Daughter went all out on her social studies project. She went to Michael’s a week before it was due to purchase supplies: wooden dowels, ribbon, beads, hot glue, and various other accessories for a scroll-like map of the Fertile Crescent. To construct it, she printed a map from Google Images, soaked it in coffee water, dried it in the oven, ironed it flat, and then glued the edges to the dowels. The ribbon was glued to the back.
It looked great, and it was finished days before it was due, because Daughter was into it.
Then, at 10:00 last night, as she is preparing it for transport to school in the morning, she looks carefully at the map’s text, really for the first time. “Dad,” she says (I’m bent over the laptop strategizing a fix for a dead Prius battery), “There’s something weird about my map.”

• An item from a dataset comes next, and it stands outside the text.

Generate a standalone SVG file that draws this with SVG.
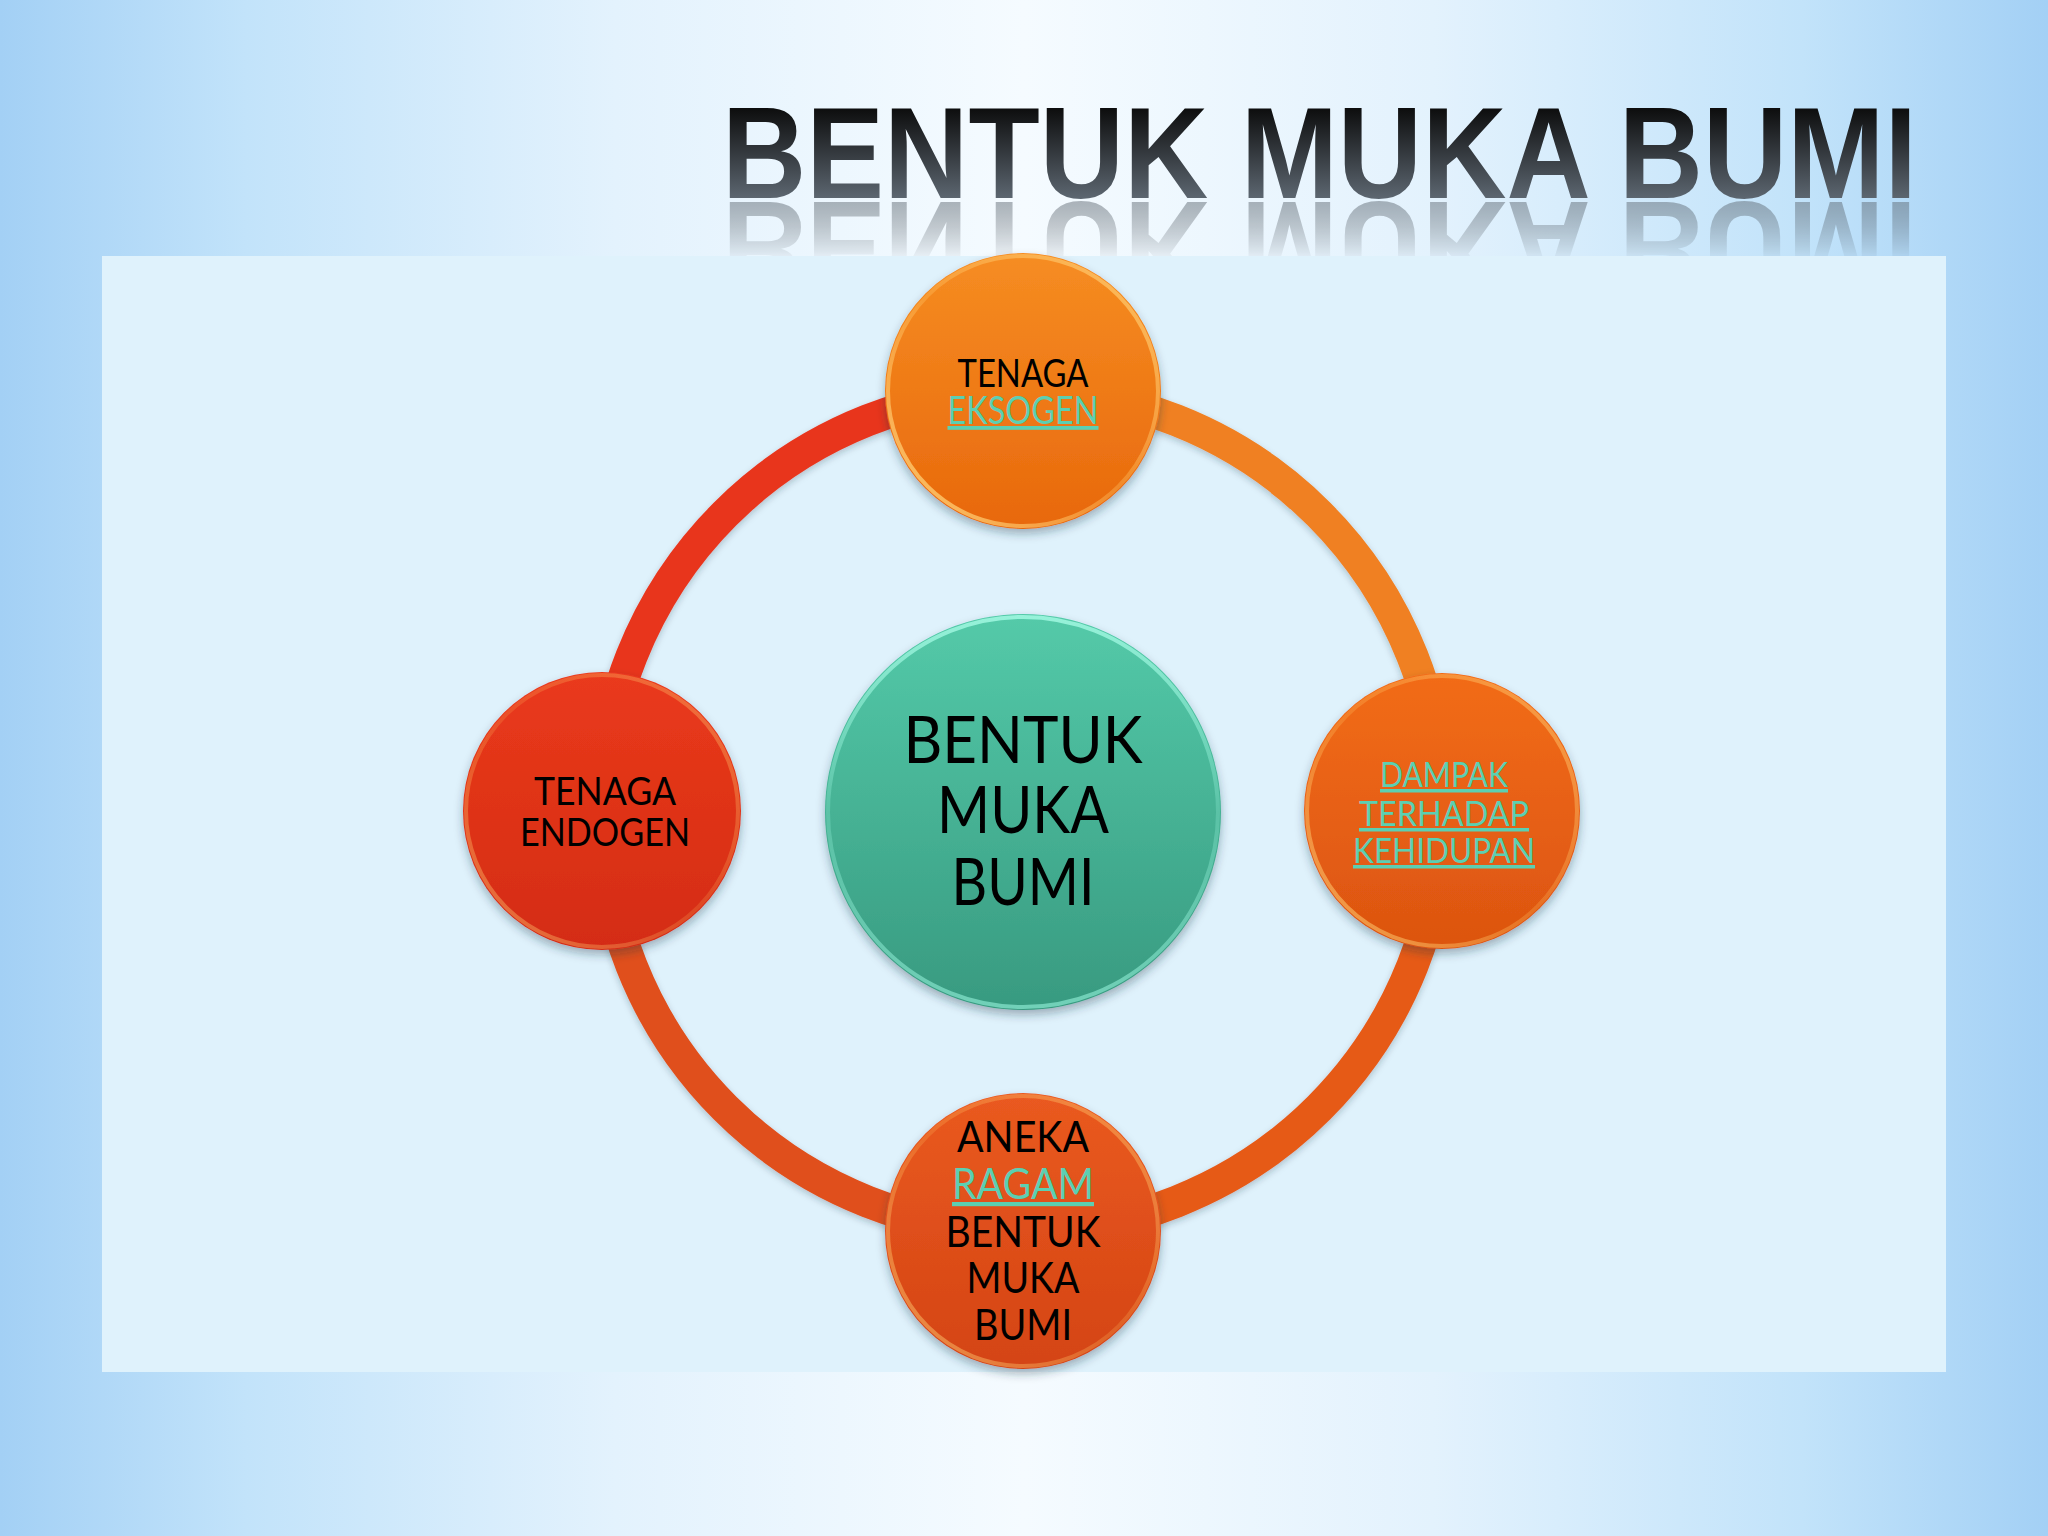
<svg xmlns="http://www.w3.org/2000/svg" xmlns:xlink="http://www.w3.org/1999/xlink" width="2048" height="1536" viewBox="0 0 2048 1536">
  <defs>
    <style>
      .lbl { font-family: Lato, "Open Sans", "Liberation Sans", sans-serif; text-anchor: middle; fill: #000000; }
      .link { fill: #5ccfb2; text-decoration: underline; }
      .title { font-family: "Liberation Sans", Arial, sans-serif; font-weight: bold; font-size: 130px; }
      .ring { fill: none; stroke-width: 32; stroke-linecap: butt; }
      .rim { fill: none; stroke-width: 4; }
    </style>
    <linearGradient id="bgH" x1="0" y1="0" x2="1" y2="0">
      <stop offset="0" stop-color="#a3d0f5"/>
      <stop offset="0.12" stop-color="#c2e3fa"/>
      <stop offset="0.3" stop-color="#e3f2fd"/>
      <stop offset="0.5" stop-color="#f5fbff"/>
      <stop offset="0.7" stop-color="#e3f2fd"/>
      <stop offset="0.88" stop-color="#c2e3fa"/>
      <stop offset="1" stop-color="#a3d0f5"/>
    </linearGradient>
    <linearGradient id="titleFill" gradientUnits="userSpaceOnUse" x1="0" y1="105" x2="0" y2="198">
      <stop offset="0" stop-color="#0a0a0a"/>
      <stop offset="1" stop-color="#5c6670"/>
    </linearGradient>
    <linearGradient id="reflFade" gradientUnits="userSpaceOnUse" x1="0" y1="200" x2="0" y2="262">
      <stop offset="0" stop-color="#ffffff" stop-opacity="0.5"/>
      <stop offset="1" stop-color="#ffffff" stop-opacity="0"/>
    </linearGradient>
    <mask id="reflMask" maskUnits="userSpaceOnUse" x="0" y="198" width="2048" height="70">
      <rect x="0" y="198" width="2048" height="70" fill="url(#reflFade)"/>
    </mask>
    <linearGradient id="gTop" x1="0" y1="0" x2="0" y2="1">
      <stop offset="0" stop-color="#f68d22"/>
      <stop offset="1" stop-color="#e8680c"/>
    </linearGradient>
    <linearGradient id="gLeft" x1="0" y1="0" x2="0" y2="1">
      <stop offset="0" stop-color="#ea3a1c"/>
      <stop offset="1" stop-color="#d42c12"/>
    </linearGradient>
    <linearGradient id="gRight" x1="0" y1="0" x2="0" y2="1">
      <stop offset="0" stop-color="#f26c18"/>
      <stop offset="1" stop-color="#dc5410"/>
    </linearGradient>
    <linearGradient id="gBottom" x1="0" y1="0" x2="0" y2="1">
      <stop offset="0" stop-color="#ea5a20"/>
      <stop offset="1" stop-color="#d44414"/>
    </linearGradient>
    <linearGradient id="gCenter" x1="0" y1="0" x2="0" y2="1">
      <stop offset="0" stop-color="#54caa9"/>
      <stop offset="1" stop-color="#389a80"/>
    </linearGradient>
    <linearGradient id="rimWarm" x1="0" y1="1" x2="1" y2="0">
      <stop offset="0" stop-color="#ffd27a" stop-opacity="0.95"/>
      <stop offset="0.5" stop-color="#ffc060" stop-opacity="0.35"/>
      <stop offset="1" stop-color="#ffd27a" stop-opacity="0.8"/>
    </linearGradient>
    <linearGradient id="rimTeal" x1="0" y1="0" x2="0" y2="1">
      <stop offset="0" stop-color="#9af4dc" stop-opacity="0.95"/>
      <stop offset="0.5" stop-color="#8ae8d0" stop-opacity="0.3"/>
      <stop offset="1" stop-color="#8ae8d0" stop-opacity="0.7"/>
    </linearGradient>
    <filter id="shadow" x="-20%" y="-20%" width="140%" height="140%">
      <feDropShadow dx="0" dy="5" stdDeviation="5" flood-color="#203040" flood-opacity="0.35"/>
    </filter>
    <filter id="ringShadow" x="-10%" y="-10%" width="120%" height="120%">
      <feDropShadow dx="0" dy="3" stdDeviation="3" flood-color="#203040" flood-opacity="0.25"/>
    </filter>
  </defs>

  <!-- background -->
  <rect x="0" y="0" width="2048" height="1536" fill="url(#bgH)"/>

  <!-- title with reflection -->
  <g id="title">
    <text id="titleText" class="title" x="722" y="198" textLength="1195" lengthAdjust="spacingAndGlyphs" fill="url(#titleFill)">BENTUK MUKA BUMI</text>
    <g mask="url(#reflMask)">
      <use xlink:href="#titleText" href="#titleText" transform="translate(0,400) scale(1,-1)"/>
    </g>
  </g>

  <!-- panel -->
  <rect id="panel" x="102" y="256" width="1844" height="1116" fill="#dff2fc"/>

  <!-- connectors (ring) -->
  <g id="connectors" filter="url(#ringShadow)">
    <path class="ring" d="M 602 811 A 420 420 0 0 1 1022 391" stroke="#e8361c"/>
    <path class="ring" d="M 1022 391 A 420 420 0 0 1 1442 811" stroke="#f08020"/>
    <path class="ring" d="M 1442 811 A 420 420 0 0 1 1022 1231" stroke="#e65a16"/>
    <path class="ring" d="M 1022 1231 A 420 420 0 0 1 602 811" stroke="#e0501a"/>
  </g>

  <!-- center node -->
  <g id="node-center">
    <circle cx="1023" cy="812" r="198" fill="url(#gCenter)" filter="url(#shadow)"/>
    <circle class="rim" cx="1023" cy="812" r="195" stroke="url(#rimTeal)"/>
    <text class="lbl" font-size="66" x="1023" y="763" textLength="239" lengthAdjust="spacingAndGlyphs">BENTUK</text>
    <text class="lbl" font-size="66" x="1023" y="833" textLength="172" lengthAdjust="spacingAndGlyphs">MUKA</text>
    <text class="lbl" font-size="66" x="1023" y="905" textLength="143" lengthAdjust="spacingAndGlyphs">BUMI</text>
  </g>

  <!-- top node -->
  <g id="node-top">
    <circle cx="1023" cy="391" r="138" fill="url(#gTop)" filter="url(#shadow)"/>
    <circle class="rim" cx="1023" cy="391" r="135" stroke="url(#rimWarm)"/>
    <text class="lbl" font-size="38" x="1023" y="387" textLength="131" lengthAdjust="spacingAndGlyphs">TENAGA</text>
    <text class="lbl link" font-size="38" x="1023" y="424" textLength="151" lengthAdjust="spacingAndGlyphs">EKSOGEN</text>
  </g>

  <!-- left node -->
  <g id="node-left">
    <circle cx="602" cy="811" r="139" fill="url(#gLeft)" filter="url(#shadow)"/>
    <circle class="rim" cx="602" cy="811" r="136" stroke="url(#rimWarm)" opacity="0.5"/>
    <text class="lbl" font-size="39" x="605" y="805" textLength="142" lengthAdjust="spacingAndGlyphs">TENAGA</text>
    <text class="lbl" font-size="39" x="605" y="846" textLength="170" lengthAdjust="spacingAndGlyphs">ENDOGEN</text>
  </g>

  <!-- right node -->
  <g id="node-right">
    <circle cx="1442" cy="811" r="138" fill="url(#gRight)" filter="url(#shadow)"/>
    <circle class="rim" cx="1442" cy="811" r="135" stroke="url(#rimWarm)" opacity="0.7"/>
    <text class="lbl link" font-size="35" x="1444" y="787" textLength="128" lengthAdjust="spacingAndGlyphs">DAMPAK</text>
    <text class="lbl link" font-size="35" x="1444" y="826" textLength="170" lengthAdjust="spacingAndGlyphs">TERHADAP</text>
    <text class="lbl link" font-size="35" x="1444" y="863" textLength="182" lengthAdjust="spacingAndGlyphs">KEHIDUPAN</text>
  </g>

  <!-- bottom node -->
  <g id="node-bottom">
    <circle cx="1023" cy="1231" r="138" fill="url(#gBottom)" filter="url(#shadow)"/>
    <circle class="rim" cx="1023" cy="1231" r="135" stroke="url(#rimWarm)" opacity="0.6"/>
    <text class="lbl" font-size="42" x="1023" y="1152" textLength="132" lengthAdjust="spacingAndGlyphs">ANEKA</text>
    <text class="lbl link" font-size="42" x="1023" y="1199" textLength="142" lengthAdjust="spacingAndGlyphs">RAGAM</text>
    <text class="lbl" font-size="42" x="1023" y="1247" textLength="155" lengthAdjust="spacingAndGlyphs">BENTUK</text>
    <text class="lbl" font-size="42" x="1023" y="1293" textLength="113" lengthAdjust="spacingAndGlyphs">MUKA</text>
    <text class="lbl" font-size="42" x="1023" y="1340" textLength="98" lengthAdjust="spacingAndGlyphs">BUMI</text>
  </g>
</svg>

“Uh huh.” I don’t look up.
“It has the Tigris and Euphrates rivers on it, but it doesn’t say ‘Mesopotamia’ anywhere, and there are other weird place names on it, like ‘Desert of Bones’ and ‘The Great Barrens.'”
Uh oh. Now I look up.
Sure enough, the map she has so painstakingly assembled is not a map of the Fertile Crescent but someone’s rendering of World of Warcraft, from what I can gather searching Google, though for the life of me I cannot relocate this exact map. In her focus on the style she flubbed the substance. A part of me wants to advise her to turn it in as is, trusting that nobody will really notice. I suppress that part, so when she declares that she needs to start all over (at 10:07) I can calmly agree.
She’s finished with it in about 90 minutes and she goes to bed having learned a valuable lesson about attention to content before flourish. I’m still working on the battery.
Hmm. Maybe that’s why our forefathers in the Reformation were so concerned about getting rid of the fancy things.